7 thoughts on “Reason and Emotion Clash in the Arts”

  1. Interesting to think about, but I don’t believe that art is capable of being confined so closely in a very few categories. My work tries to be realistic, but it doesn’t fit the description you have. Nor does naturalism, entirely. When you start making these kinds of distinctions, you wind up having to say that a work is partly this and partly that. I realize that the distinctions aren’t something you created, but they reveal why I dislike so much literary criticism — it has little relationship to the artist’s reality.

  2. I agree that categorizing art is often a complex process, Catana, one fraught with (potentially misleading) compromises and approximations. However, it is a widespread human trait to want classifications of some kind so we can have some sense of what we are doing and have a *general* understanding of how the land lies. (I know how you hate generalizations!) It is hard to steer a course without some kind of compass and map. If we lack these, then buying a book, for example, becomes a random act of taking “potluck.” Reviews are, after all, a concise form of literary criticism. Most important, humans like to talk about art and having to discuss books or works of art on a work-by-work basis, without some kind of overarching organizational scheme, would be difficult to say the least.

    In some cases, categorization is simple. Over the centuries, many artists have eagerly participated in a particular art movement in order to advance its central ideas and promote what they saw as the progress of art. Perhaps they thought their own careers might benefit as well. Van Gogh and Gauguin were deliberate expressionists. Picasso was a cubist. To switch to writing and a lighter vein, we are just getting past the “steampunk” movement – or perhaps seeing it evolve into something more sophisticated.

    In other cases, things can get tricky. During every identifiable period, there are those who stick with older forms or meld various influences to arrive at a unique body of work. Yet, it remains true that every artist, no matter how original, draws on the past. No artist works in a creative vacuum. The skill with which melding artists fuse their influences makes a difference. Some works are quite visibly a bit of this and a bit of that, an eclectic and original mix. Others are remarkably well-integrated and therefore harder to pin down. It is the job of critics to spot these distinctions and present them to their readers.

    Our times are characterized by having far more of these integrative artists than has previously been the case.

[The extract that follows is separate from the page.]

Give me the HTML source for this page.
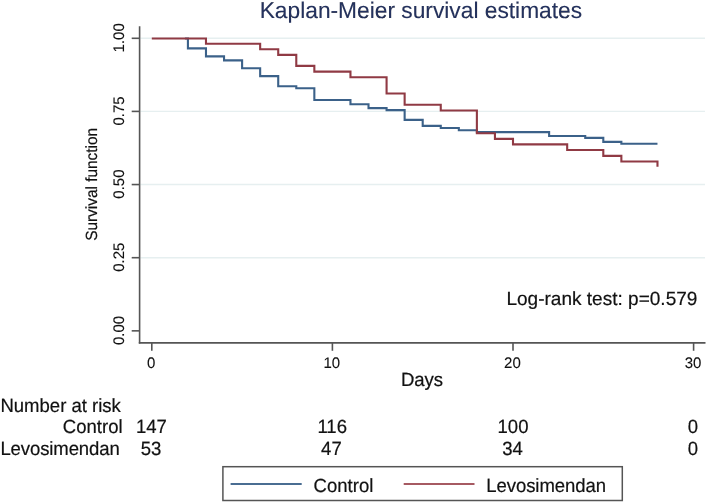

There are also more movements in progress at the same time. Furthermore, many artists routinely cross boundaries to work in various movements or categories. Look at the SF writers who dabble in steampunk or cyberpunk while continuing their mainstream writing. As its market has expanded, the art world has fragmented. Navigating through it all is becoming more difficult. The need for good quality criticism, whatever its shortcomings may be (and I admit they are considerable), has never been more apparent.

    I think the psychology of the artist plays a role in how they like to view their own work, and in how they prefer others to see it. Catana, you describe yourself as a “maverick writer” which suggests that distinguishing yourself strongly from other authors matters a great deal to you; hence your well-aimed and valid protestations about generalizations, pigeonholing, and inaccuracies. I describe myself as a “philosophical writer,” an expression of my powerful need to describe and explain. You dislike literary criticism and find its lack of precision of little value; I enjoy it, and find it both useful and satisfying as a general guide.

  3. You’re getting to know me too well. I’ll have to watch that. But seriously, I enjoy your very different point of view, and I often learn something from it. The twain sometimes do meet.